I used my time as best I could: Spending it online researching various things, letting the web lead me from one topic of interest to the next. During those long months of being corporate flotsam, I became fascinated with alchemy (both the “let’s make gold from rocks” kind and the more metaphysical Jungian kind), brushed up on my knowledge of serial killers (no real explanation there), and did a good bit of “spiritual” research (I dunno, a phase, at the time). I listened to a lot of music, I wrote a lot, and I wondered what the hell this “career” I’d chosen was ultimately going to end up being. Looking back now, I can understand how things like that happen – and realize that those pointless months in the grand scheme of an operation as large as this really mean next to nothing. So I skated along under the radar, they’ve got me in a reverse-naked now and are wringing me for every dollar. Honestly, I prefer the crunch…

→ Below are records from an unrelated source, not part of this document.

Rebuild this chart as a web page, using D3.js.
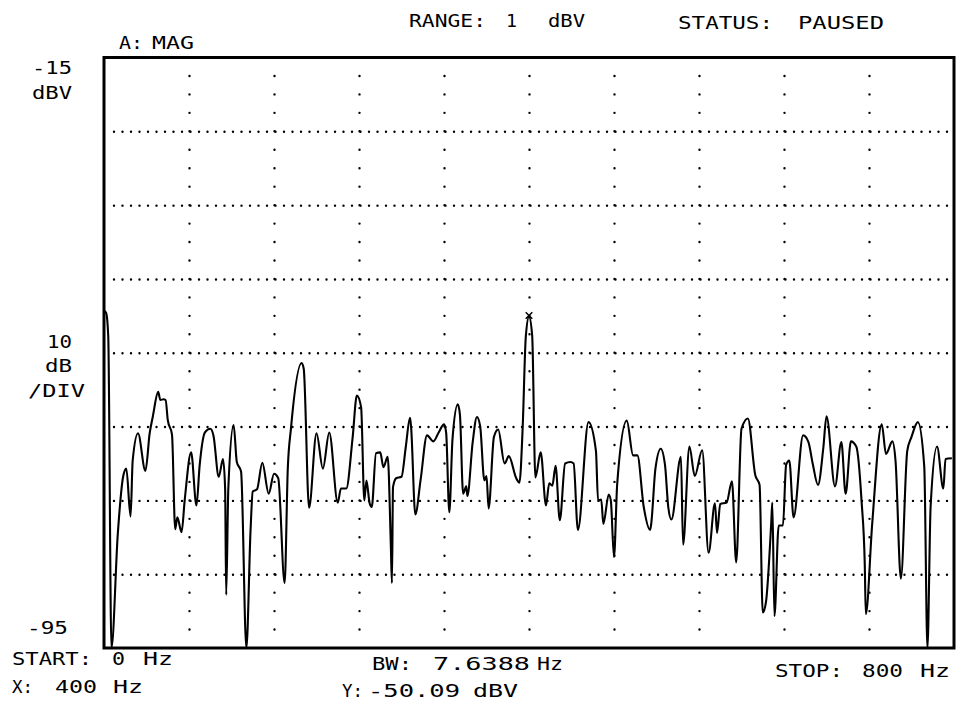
<!DOCTYPE html>
<meta charset='utf-8'>
<style>
    html, body {
        margin: 0;
        background: white;
    }

    .grid line {
        stroke: black;
        stroke-width: 2.4;
        stroke-linecap: round;
    }

    .grid path {
        display: none;
    }

    .trace {
        fill: none;
        stroke: black;
        stroke-width: 2.1;
        stroke-linejoin: round;
    }

    .frame {
        fill: none;
        stroke: black;
        stroke-width: 3;
    }

    text {
        font-family: 'DejaVu Sans Mono', monospace;
        font-size: 18px;
        fill: black;
    }
</style>
<title>A: MAG spectrum</title>
<body>

<script src='https://d3js.org/d3.v7.min.js'></script>
<script>

	// spectrum trace (Hz, dBV)
	let freqHz = [
		0, 2, 4, 7, 13, 18, 21, 25, 27, 32, 39, 43, 46, 51, 53, 56, 58, 60, 64, 67,
		69, 73, 76, 82, 87, 90, 95, 100, 103, 108, 112, 114, 115, 117, 122, 125, 129, 134, 138, 140,
		144, 149, 155, 160, 164, 170, 173, 176, 186, 188, 193, 200, 206, 212, 220, 223, 228, 234, 238, 242,
		245, 247, 250, 252, 256, 260, 263, 267, 270, 271, 272, 275, 280, 284, 288, 289, 293, 298, 304, 310,
		315, 320, 322, 325, 328, 333, 335, 338, 341, 342, 347, 351, 354, 358, 360, 362, 367, 371, 377, 381,
		388, 391, 394, 397, 400, 403, 406, 411, 416, 419, 422, 425, 429, 434, 439, 442, 446, 456, 463, 465,
		468, 470, 475, 477, 480, 483, 492, 498, 502, 508, 514, 515, 519, 524, 528, 531, 534, 543, 545, 551,
		556, 563, 569, 575, 577, 580, 586, 591, 595, 600, 606, 613, 617, 620, 623, 628, 629, 631, 635, 639,
		642, 645, 649, 658, 663, 667, 672, 677, 680, 688, 694, 698, 703, 708, 713, 716, 717, 723, 732, 736,
		742, 745, 750, 756, 760, 766, 772, 775, 778, 784, 790, 792, 798
	];
	let magDbv = [
		-49.3, -49.6, -52.8, -95, -79.5, -71.8, -70.7, -77.2, -69.6, -65.9, -71.0, -65.9, -63.6, -60.3, -61.4, -61.3, -61.4, -64.1, -66.1, -78.9,
		-77.3, -79.3, -74.9, -68.5, -75.7, -70.3, -65.8, -65.3, -66.2, -71.8, -69.4, -73.4, -87.8, -73.4, -64.8, -69.8, -71.1, -95, -78.8, -73.8,
		-73.5, -69.9, -74.1, -71.4, -72.0, -86.2, -70.6, -65.2, -56.4, -57.2, -76.0, -65.9, -70.7, -65.8, -75.3, -73.4, -73.4, -66.5, -60.8, -62.4,
		-75.0, -72.3, -75.4, -75.9, -68.6, -68.5, -70.5, -69.1, -81.3, -86.2, -73.2, -72.0, -71.8, -67.8, -63.8, -65.0, -76.9, -72.2, -66.2, -67.0,
		-65.8, -64.7, -65.8, -76.6, -66.7, -62.0, -63.4, -74.1, -73.1, -74.4, -67.1, -63.7, -64.9, -72.3, -71.7, -76.1, -66.4, -65.4, -70.0, -69.0,
		-72.0, -72.6, -65.3, -52.8, -50.1, -52.7, -71.9, -68.5, -75.7, -72.7, -73.0, -70.3, -77.7, -70.0, -69.8, -70.0, -79.0, -64.4, -68.3, -75.0,
		-74.9, -78.2, -74.2, -75.0, -82.7, -72.8, -64.2, -68.9, -68.9, -75.9, -79.0, -78.2, -70.7, -68.0, -70.2, -75.8, -77.6, -69.1, -81.0, -67.7,
		-71.7, -68.2, -82.1, -75.4, -79.4, -75.5, -75.3, -72.4, -83.4, -65.3, -63.9, -71.6, -72.9, -90.2, -88.8, -78.0, -75.3, -90.7, -78.4, -78.4,
		-70.2, -69.6, -77.3, -66.2, -67.1, -70.0, -72.9, -67.9, -63.6, -73.1, -67.1, -74.1, -67.0, -67.7, -75.1, -83.6, -90.4, -78.2, -64.7, -68.7,
		-67.0, -69.7, -85.6, -68.3, -66.4, -64.4, -70.4, -95, -75.8, -67.7, -73.4, -69.4, -69.3
	];

	let markerHz = 400, markerDbv = -50.09;

	let xGridHz = [80, 160, 240, 320, 400, 480, 560, 640, 720];
	let yGridDbv = [-25, -35, -45, -55, -65, -75, -85];

	// label text pieces: [text, x, baseline, width]
	let headerLabels = [
		['RANGE:', 409, 27, 77], ['1', 506, 27, 11], ['dBV', 548, 27, 37],
		['STATUS:', 678, 29, 95], ['PAUSED', 798, 29, 86],
		['A:', 119, 49, 24], ['MAG', 152, 49, 42]
	];
	let scaleLabels = [
		['-15', 32, 74, 40], ['dBV', 32, 99, 40],
		['10', 47, 348, 25], ['dB', 45, 372, 27], ['/DIV', 28, 397, 57],
		['-95', 27, 634, 41]
	];
	let footerLabels = [
		['START:', 12, 665, 80], ['0', 112, 665, 13], ['Hz', 143, 665, 30],
		['X:', 12, 693, 21], ['400', 55, 693, 42], ['Hz', 113, 693, 30],
		['BW:', 372, 670, 40], ['7.6388', 433, 670, 97], ['Hz', 537, 670, 26],
		['Y:', 342, 697, 21], ['-50.09', 368, 697, 92], ['dBV', 473, 697, 45],
		['STOP:', 775, 677, 68], ['800', 862, 677, 41], ['Hz', 920, 677, 30]
	];

	let plotLeft = 104, plotRight = 954, plotTop = 57.5, plotBottom = 648;

	let x = d3.scaleLinear()
		.domain([0, 800])
		.range([plotLeft, plotRight]);

	let y = d3.scaleLinear()
		.domain([-95, -15])
		.range([plotBottom, plotTop]);

	let svg = d3.select('body').append('svg')
		.attr('width', 956)
		.attr('height', 701);

	// dotted grid
	let hDot = (plotRight - plotLeft) / 100;
	let vDot = (plotBottom - plotTop) / 32;

	svg.append('g')
		.attr('class', 'grid')
		.attr('transform', 'translate(' + plotLeft + ',0)')
		.call(d3.axisLeft(y).tickValues(yGridDbv).tickSize(0).tickFormat(''))
		.selectAll('.tick line')
		.attr('x1', 10)
		.attr('x2', plotRight - plotLeft)
		.style('stroke-dasharray', '0,' + hDot);

	svg.append('g')
		.attr('class', 'grid')
		.attr('transform', 'translate(0,' + plotBottom + ')')
		.call(d3.axisBottom(x).tickValues(xGridHz).tickSize(0).tickFormat(''))
		.selectAll('.tick line')
		.attr('y1', -vDot)
		.attr('y2', -(plotBottom - plotTop - vDot / 2))
		.style('stroke-dasharray', '0,' + vDot);

	svg.append('defs').append('clipPath')
		.attr('id', 'plot')
		.append('rect')
		.attr('x', plotLeft)
		.attr('y', plotTop)
		.attr('width', plotRight - plotLeft)
		.attr('height', plotBottom - plotTop);

	let points = freqHz.map(function (f, i) {
		return [f, magDbv[i]];
	});

	let line = d3.line()
		.curve(d3.curveMonotoneX)
		.x(function (d) { return x(d[0]); })
		.y(function (d) { return y(d[1]); });

	svg.append('path')
		.datum(points)
		.attr('class', 'trace')
		.attr('clip-path', 'url(#plot)')
		.attr('d', line);

	svg.append('path')
		.attr('d', d3.symbol(d3.symbolTimes, 30)())
		.attr('transform', 'translate(' + x(markerHz) + ',' + (y(markerDbv) - 1) + ')')
		.attr('fill', 'none')
		.attr('stroke', 'black')
		.attr('stroke-width', 1.5);

	svg.append('rect')
		.attr('class', 'frame')
		.attr('x', plotLeft)
		.attr('y', plotTop)
		.attr('width', plotRight - plotLeft)
		.attr('height', plotBottom - plotTop);

	svg.selectAll('text.label')
		.data(headerLabels.concat(scaleLabels, footerLabels))
		.enter().append('text')
		.attr('class', 'label')
		.attr('x', function (d) { return d[1]; })
		.attr('y', function (d) { return d[2]; })
		.attr('textLength', function (d) { return d[3]; })
		.attr('lengthAdjust', 'spacingAndGlyphs')
		.text(function (d) { return d[0]; });

</script>
</body>
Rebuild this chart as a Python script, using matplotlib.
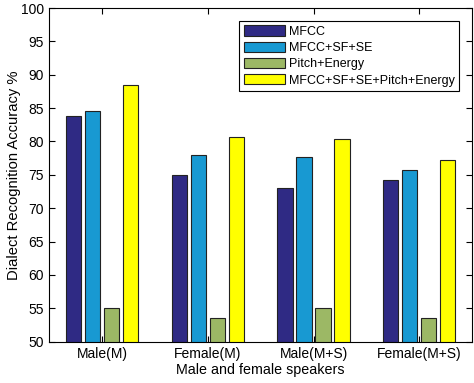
import matplotlib.pyplot as plt
import numpy as np

plt.rcParams['font.family'] = ['Liberation Sans', 'DejaVu Sans']

groups = ["Male(M)", "Female(M)", "Male(M+S)", "Female(M+S)"]
series = ["MFCC", "MFCC+SF+SE", "Pitch+Energy", "MFCC+SF+SE+Pitch+Energy"]
mfcc = [83.8, 75.0, 73.1, 74.3]
mfcc_sf_se = [84.6, 77.9, 77.7, 75.7]
pitch_energy = [55.0, 53.6, 55.0, 53.6]
all_feats = [88.5, 80.7, 80.4, 77.2]
colors = ["#2f2a84", "#1899d2", "#9cb865", "#ffff00"]

fig = plt.figure(figsize=(4.74, 3.83), dpi=100)
ax = fig.add_axes([0.104, 0.108, 0.892, 0.871])

x = np.arange(1, len(groups) + 1)
step = 0.18
width = 0.145
for i, (vals, name) in enumerate(zip([mfcc, mfcc_sf_se, pitch_energy, all_feats], series)):
    ax.bar(x + (i - 1.5) * step, vals, width, bottom=0, color=colors[i],
           edgecolor="#222222", linewidth=0.8, label=name)

ax.set_ylim(50, 100)
ax.set_xlim(0.5, 4.5)
ax.set_xticks(x)
ax.set_xticklabels(groups)
ax.set_yticks(range(50, 101, 5))
ax.tick_params(direction="in", top=True, right=True, labelsize=10, length=4, pad=4)
ax.set_xlabel("Male and female speakers", fontsize=10.3, labelpad=1)
ax.set_ylabel("Dialect Recognition Accuracy %", fontsize=10.6, labelpad=-0.5)

leg = ax.legend(loc="upper right", bbox_to_anchor=(0.984, 0.98), fontsize=9,
                fancybox=False, edgecolor="black", framealpha=1,
                handlelength=3.3, handleheight=0.9, borderpad=0.35,
                labelspacing=0.3, handletextpad=0.3)
leg.get_frame().set_linewidth(0.8)

fig.savefig("out.png", dpi=100)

Anyway, just hearing this album reminds me of those days instantly. The environment then was so lonely. I sat isolated from most of the “team” I was supposed to contribute to, and I had bounced back and forth between no less than three managers (always a bad thing for someone knowing what the heck you do). The people who did sit next to me were in roughly the same boat, but I didn’t really hit it off with either of them – and wasn’t that interested in developing non-working relationships with them. I still think back to the time when I finally got transferred under a good manager with a team that was executing. From there it was a simple connect-the-dots to meeting the friend-base I have now.  Time, time, time… I suppose.

And, that, is what I have to say tonight.